Don Andres Soriano had a quite ironic citizenship history. Because of ethnicity he started as a Spanish national, then elected Filipino citizenship during the war to be able to serve in government, and in 1945 became an American citizen to his death. And I do not doubt that his children/descendants, Andres III for sure, are/were American citizens.

And yes, Alma Moreno, whose real last name is Laxamana, was originally from Cebu. My hunch is that though physical looks especially today may not make it very obvious, she is a real mestiza. Here’s what was said about her mother here:
The other night, we condoled with Alma at the Trinity Memorial Chapels (in Parañaque City) where Mama Jean’s wake is being held. While viewing Mama Jean inside her silver-colored coffin, looking very beautiful (mestiza features and all) as though she were only sleeping, we asked Alma if a reconciliation with Joey is still possible.

And even Piolo Pascual, here’s what is said about him on this site:
“But sadly, the German-Pilipino mestizo is discovering that the road to superstardom is paved with bad intentions.”

Thus, I suspect many of the current crop of movie stars and celebrities still can show that mixed strain, though the transfer from one generation to another may have somewhat diluted the strain and has made less physically obvious their mestizo heritage.

And another side issue brought up in the comments section was the use of coño, with its distinctly Filipino slant to the meaning of the word. However, a little visit to the site of Urban Dictionary will reward one with quite a plethora of the current usage of the word from across the Spanish-speaking world, some even without the use of the Spanish n.

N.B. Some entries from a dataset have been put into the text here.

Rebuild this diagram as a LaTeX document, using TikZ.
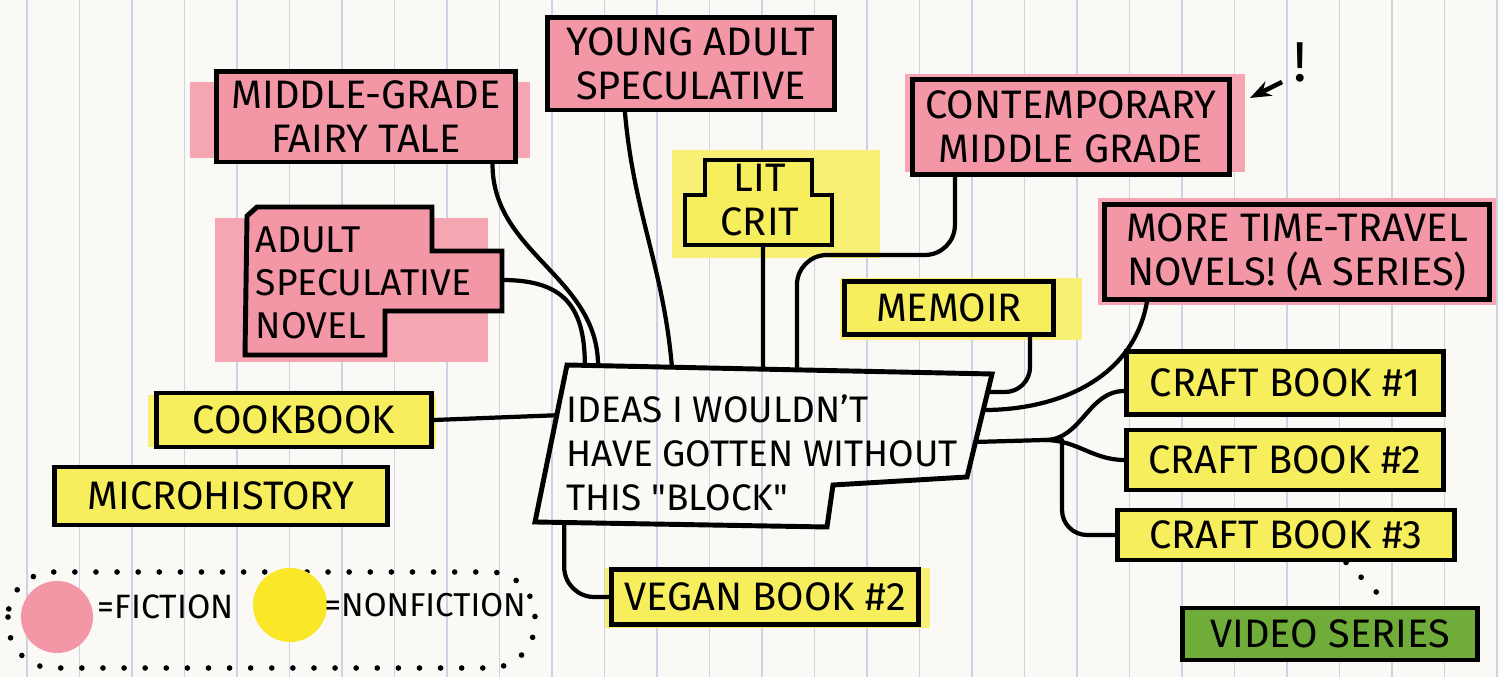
\documentclass[tikz,border=0pt]{standalone}
\usepackage{fontspec}
\setmainfont{Fira Sans}
\usetikzlibrary{calc,arrows.meta}

\definecolor{paper}{RGB}{250,249,246}
\definecolor{ruling}{RGB}{205,211,228}
\definecolor{fictionpink}{RGB}{243,150,165}
\definecolor{nonfictionyellow}{RGB}{246,238,92}
\definecolor{keyyellow}{RGB}{250,232,40}
\definecolor{videogreen}{RGB}{112,172,58}

\tikzset{
  outline/.style={draw=black, line width=1.4pt},
  hand/.style={font=\fontsize{11.3}{12.5}\selectfont, inner sep=0pt},
  box/.style={outline, hand, align=center},
  fic/.style={box, fill=fictionpink},
  nonfic/.style={box, fill=nonfictionyellow},
  link/.style={draw=black, line width=1.2pt, line cap=round},
  dots/.style={line width=1.6pt, line cap=round, dash pattern=on 0pt off 6pt},
}

\begin{document}
\begin{tikzpicture}[x=0.01cm, y=-0.01cm]
  \useasboundingbox (0,0) rectangle (1500,677);
  \fill[paper] (0,0) rectangle (1500,677);
  % ruled paper, turned sideways
  \foreach \i in {0,...,28}
    \draw[ruling, line width=0.5pt] ({27+52.5*\i},0) -- ({27+52.5*\i},677);

  % marker strokes behind the boxes
  \fill[fictionpink!85] (190,82) rectangle (530,158);
  \fill[fictionpink!85] (905,74) rectangle (1245,172);
  \fill[fictionpink!85] (215,218) rectangle (488,362);
  \fill[fictionpink!85] (1098,198) rectangle (1496,305);
  \fill[nonfictionyellow!85] (672,150) rectangle (880,258);
  \fill[nonfictionyellow!85] (840,278) rectangle (1082,340);
  \fill[nonfictionyellow!85] (148,395) rectangle (436,447);
  \fill[nonfictionyellow!85] (605,568) rectangle (930,628);

  % fiction
  \node[fic, minimum width=2.98cm, minimum height=0.9cm] (fairy) at (366,117) {MIDDLE-GRADE\\FAIRY TALE};
  \node[fic, minimum width=2.87cm, minimum height=0.92cm] (youngadult) at (691,64) {YOUNG ADULT\\SPECULATIVE};
  \node[fic, minimum width=3.17cm, minimum height=0.95cm] (contemp) at (1071,127) {CONTEMPORARY\\MIDDLE GRADE};
  \node[fic, minimum width=3.85cm, minimum height=0.95cm] (timetravel) at (1297,252) {MORE TIME-TRAVEL\\NOVELS! (A SERIES)};
  \draw[outline, fill=fictionpink] (257,207) -- (432,207) -- (432,251) -- (502,251) -- (502,311)
    -- (385,311) -- (385,355) -- (245,355) -- (247,216) -- cycle;
  \node[hand, align=left, anchor=west, font=\fontsize{10.6}{12.3}\selectfont] (adult) at (255,283) {ADULT\\SPECULATIVE\\NOVEL};
  \coordinate (adultE) at (502,280);

  % nonfiction
  \draw[outline, fill=nonfictionyellow] (705,160) -- (812,160) -- (812,195) -- (832,195)
    -- (832,245) -- (685,245) -- (685,195) -- (705,195) -- cycle;
  \node[hand, align=center] (litcrit) at (760,200) {LIT\\CRIT};
  \coordinate (litcritS) at (763,245);
  \node[nonfic, minimum width=2.08cm, minimum height=0.53cm] (memoir) at (949,308) {MEMOIR};
  \node[nonfic, minimum width=2.75cm, minimum height=0.54cm] (cookbook) at (294,420) {COOKBOOK};
  \node[nonfic, minimum width=3.33cm, minimum height=0.58cm] (microhistory) at (221,496) {MICROHISTORY};
  \node[nonfic, minimum width=3.06cm, minimum height=0.55cm] (vegan) at (765,597) {VEGAN BOOK \#2};
  \node[nonfic, minimum width=3.16cm, minimum height=0.63cm] (craft1) at (1285,383) {CRAFT BOOK \#1};
  \node[nonfic, minimum width=3.16cm, minimum height=0.6cm] (craft2) at (1285,460) {CRAFT BOOK \#2};
  \node[nonfic, minimum width=3.37cm, minimum height=0.5cm] (craft3) at (1286,535) {CRAFT BOOK \#3};
  \node[box, fill=videogreen, minimum width=2.95cm, minimum height=0.52cm] (video) at (1330,634) {VIDEO SERIES};

  % the centre
  \coordinate (ideasNW) at (567,365);
  \coordinate (ideasNE) at (992,374);
  \coordinate (ideasSE) at (967,477);
  \coordinate (ideasStep) at (833,485);
  \coordinate (ideasStepB) at (827,527);
  \coordinate (ideasSW) at (535,522);
  \draw[outline] (ideasNW) -- (ideasNE) -- (ideasSE) -- (ideasStep) -- (ideasStepB) -- (ideasSW) -- cycle;
  \node[hand, align=left, anchor=west, font=\fontsize{10.5}{12.5}\selectfont] (ideas) at (566,453)
    {IDEAS I WOULDN'T\\HAVE GOTTEN WITHOUT\\THIS \textquotedbl BLOCK\textquotedbl};

  % branches
  \draw[link] ([xshift=-0.25cm]fairy.south east) to[out=-90, in=90] ($(ideasNW)!0.073!(ideasNE)$);
  \draw[link] (adultE) to[out=0, in=90, looseness=1.3] ($(ideasNW)!0.042!(ideasNE)$);
  \draw[link] ([xshift=-0.66cm]youngadult.south) to[out=-85, in=95] ($(ideasNW)!0.247!(ideasNE)$);
  \draw[link] (litcritS) -- ($(ideasNW)!0.461!(ideasNE)$);
  \draw[link, rounded corners=0.3cm] ([xshift=-1.16cm]contemp.south) -- ++(0,78) -| ($(ideasNW)!0.541!(ideasNE)$);
  \draw[link, rounded corners=0.25cm] ([xshift=0.81cm]memoir.south) |- ($(ideasNE)!0.175!(ideasSE)$);
  \draw[link] ([xshift=-1.5cm]timetravel.south) to[out=-100, in=0] ($(ideasNE)!0.35!(ideasSE)$);
  \coordinate (fork) at (1045,440);
  \draw[link] ($(ideasNE)!0.66!(ideasSE)$) -- (fork);
  \draw[link] (fork) to[out=0, in=180] ([yshift=-0.08cm]craft1.west);
  \draw[link] (fork) to[out=0, in=180] (craft2.west);
  \draw[link, rounded corners=0.25cm] ([xshift=0.17cm]fork) |- (craft3.west);
  \draw[link] (cookbook.east) -- ($(ideasSW)!0.68!(ideasNW)$);
  \draw[link, rounded corners=0.3cm] ($(ideasStepB)!0.9!(ideasSW)$) |- (vegan.west);
  \draw[dots] ([xshift=0.6cm]craft3.south) -- ([xshift=0.6cm]video.north);

  % the "!" note
  \node[hand, font=\fontsize{16}{16}\selectfont] (bang) at (1300,62) {!};
  \coordinate (noteTail) at (1282,82);
  \coordinate (noteHead) at (1250,98);
  \draw[line width=1.3pt, -{Stealth[length=6pt]}] (noteTail) -- (noteHead);

  % key
  \draw[dots, rounded corners=0.45cm] (8,572) rectangle (535,668);
  \node[circle, fill=fictionpink, minimum size=0.72cm, inner sep=0pt] (fictionblob) at (57,617) {};
  \node[hand, anchor=west, font=\fontsize{9.6}{11}\selectfont] (fiction) at (97,607) {=FICTION};
  \node[circle, fill=keyyellow, minimum size=0.74cm, inner sep=0pt] (nonfictionblob) at (290,605) {};
  \node[hand, anchor=west, font=\fontsize{9.4}{11}\selectfont] (nonfiction) at (324,605) {=NONFICTION};
\end{tikzpicture}
\end{document}
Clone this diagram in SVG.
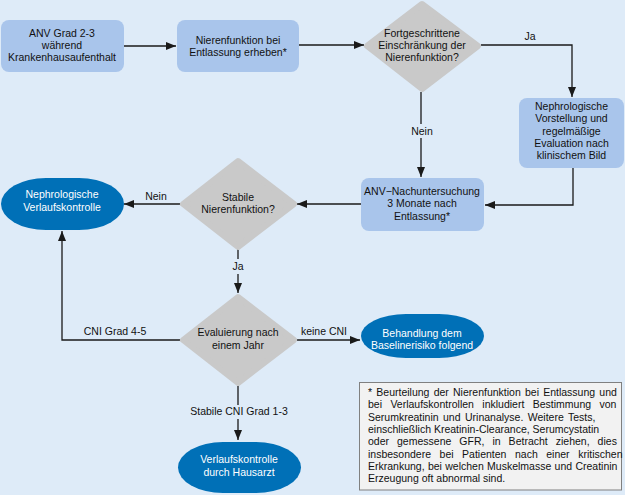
<svg xmlns="http://www.w3.org/2000/svg" width="625" height="495" viewBox="0 0 625 495">
<defs>
<marker id="ah" viewBox="0 0 10 8" refX="10" refY="4" markerWidth="10" markerHeight="8" markerUnits="userSpaceOnUse" orient="auto">
<path d="M0,0 L10,4 L0,8 Z" fill="#1a1a1a"/>
</marker>
<style>
text{font-family:"Liberation Sans",Arial,sans-serif;font-size:10.5px;fill:#111;text-anchor:middle}
.box{fill:#A9C5EB}
.dia{fill:#C9C9C9;stroke:#C9C9C9;stroke-width:6;stroke-linejoin:round}
.ell{fill:#0070B7}
.w{fill:#fff}
.con path{fill:none;stroke:#1a1a1a;stroke-width:1.3}
.lbl{fill:#DEEBF8}
.fn text{text-anchor:start}
</style>
</defs>
<rect x="0" y="0" width="625" height="495" fill="#DEEBF8"/>
<g class="con">
<path d="M124,46 H176" marker-end="url(#ah)"/>
<path d="M299,45 H364" marker-end="url(#ah)"/>
<path d="M481,45 H572 V97" marker-end="url(#ah)"/>
<path d="M421,92 V177" marker-end="url(#ah)"/>
<path d="M573,168 V205 H485" marker-end="url(#ah)"/>
<path d="M361,204 H297" marker-end="url(#ah)"/>
<path d="M180,204 H124" marker-end="url(#ah)"/>
<path d="M238,249 V293" marker-end="url(#ah)"/>
<path d="M180,340 H62 V231" marker-end="url(#ah)"/>
<path d="M297,340 H360" marker-end="url(#ah)"/>
<path d="M238,386 V440" marker-end="url(#ah)"/>
<rect class="lbl" x="408" y="124" width="28" height="14"/>
<text x="422" y="135">Nein</text>
<text x="530" y="40">Ja</text>
<text x="156" y="200">Nein</text>
<rect class="lbl" x="228" y="259" width="20" height="15"/>
<text x="238" y="270">Ja</text>
<text x="115" y="335">CNI Grad 4-5</text>
<text x="324" y="335">keine CNI</text>
<rect class="lbl" x="186" y="405" width="104" height="14"/>
<text x="239" y="415">Stabile CNI Grad 1-3</text>
</g>
<g id="n1">
<rect class="box" x="1" y="20" width="123" height="52" rx="8"/>
<text x="62" y="36.5">ANV Grad 2-3</text>
<text x="62" y="48.8">während</text>
<text x="62" y="61">Krankenhausaufenthalt</text>
</g>
<g id="n2">
<rect class="box" x="177" y="20" width="122" height="52" rx="8"/>
<text x="238" y="43.5">Nierenfunktion bei</text>
<text x="238" y="55.8">Entlassung erheben*</text>
</g>
<g id="d1">
<polygon class="dia" points="422,4 478,46 422,89 367,46"/>
<text x="422" y="37">Fortgeschrittene</text>
<text x="422" y="49">Einschränkung der</text>
<text x="422" y="61">Nierenfunktion?</text>
</g>
<g id="n3">
<rect class="box" x="519" y="98" width="105" height="70" rx="8"/>
<text x="571.5" y="110">Nephrologische</text>
<text x="571.5" y="122.3">Vorstellung und</text>
<text x="571.5" y="134.6">regelmäßige</text>
<text x="571.5" y="146.9">Evaluation nach</text>
<text x="571.5" y="159.2">klinischem Bild</text>
</g>
<g id="n4">
<rect class="box" x="361" y="178" width="123" height="53" rx="8"/>
<text x="422" y="194.5">ANV−Nachuntersuchung</text>
<text x="422" y="207">3 Monate nach</text>
<text x="422" y="219.5">Entlassung*</text>
</g>
<g id="d2">
<polygon class="dia" points="238,161 294,204 238,247 183,204"/>
<text x="238" y="200.5">Stabile</text>
<text x="238" y="213">Nierenfunktion?</text>
</g>
<g id="e1">
<rect class="ell" x="1" y="178" width="123" height="52" rx="45" ry="26"/>
<text class="w" x="62" y="198">Nephrologische</text>
<text class="w" x="62" y="210.5">Verlaufskontrolle</text>
</g>
<g id="d3">
<polygon class="dia" points="238,297 294,340 238,383 183,340"/>
<text x="238" y="336">Evaluierung nach</text>
<text x="238" y="348.5">einem Jahr</text>
</g>
<g id="e2">
<rect class="ell" x="361" y="314" width="123" height="44" rx="45" ry="22"/>
<text class="w" x="422" y="336.5">Behandlung dem</text>
<text class="w" x="422" y="348.5">Baselinerisiko folgend</text>
</g>
<g id="e3">
<rect class="ell" x="178" y="442" width="123" height="51" rx="45" ry="25.5"/>
<text class="w" x="239" y="463">Verlaufskontrolle</text>
<text class="w" x="239" y="475.5">durch Hausarzt</text>
</g>
<g id="fn" class="fn">
<rect x="359.5" y="382.5" width="262" height="107.5" fill="#F2F2F2" stroke="#808080" stroke-width="1"/>
<text x="368" y="396" word-spacing="1.3">* Beurteilung der Nierenfunktion bei Entlassung und</text>
<text x="368" y="408.3" word-spacing="5.5">bei Verlaufskontrollen inkludiert Bestimmung von</text>
<text x="368" y="420.6" word-spacing="1.5">Serumkreatinin und Urinanalyse. Weitere Tests,</text>
<text x="368" y="432.9">einschließlich Kreatinin-Clearance, Serumcystatin</text>
<text x="368" y="445.2" word-spacing="5.1">oder gemessene GFR, in Betracht ziehen, dies</text>
<text x="368" y="457.5" word-spacing="5.6">insbesondere bei Patienten nach einer kritischen</text>
<text x="368" y="469.8" word-spacing="0.4">Erkrankung, bei welchen Muskelmasse und Creatinin</text>
<text x="368" y="482.1">Erzeugung oft abnormal sind.</text>
</g>
</svg>
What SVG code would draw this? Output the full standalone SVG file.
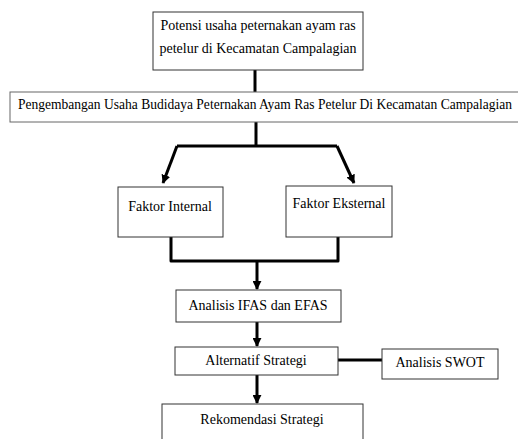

Here’s the entry under the Philippine context:
.Coño - Originally means Vagina, Often heard spoken in the Philippines as a (1)curse or expression by Mestizos or by the rich people. Although this word has evolved with a different meaning, since it's usually heard from rich people in the society, the word "coño" now commonly refers to (2) someone who's rich, wealthy, classy or brat or a manner of speaking, it could be in a negative or (3) positive tone depends on how the word is used.

#1. coño tu madre!
#2. Omy gawd! i dont like talking to her, coz she's so conyo! (coño)
#3. wow you're so coño with your havaianas flipflops!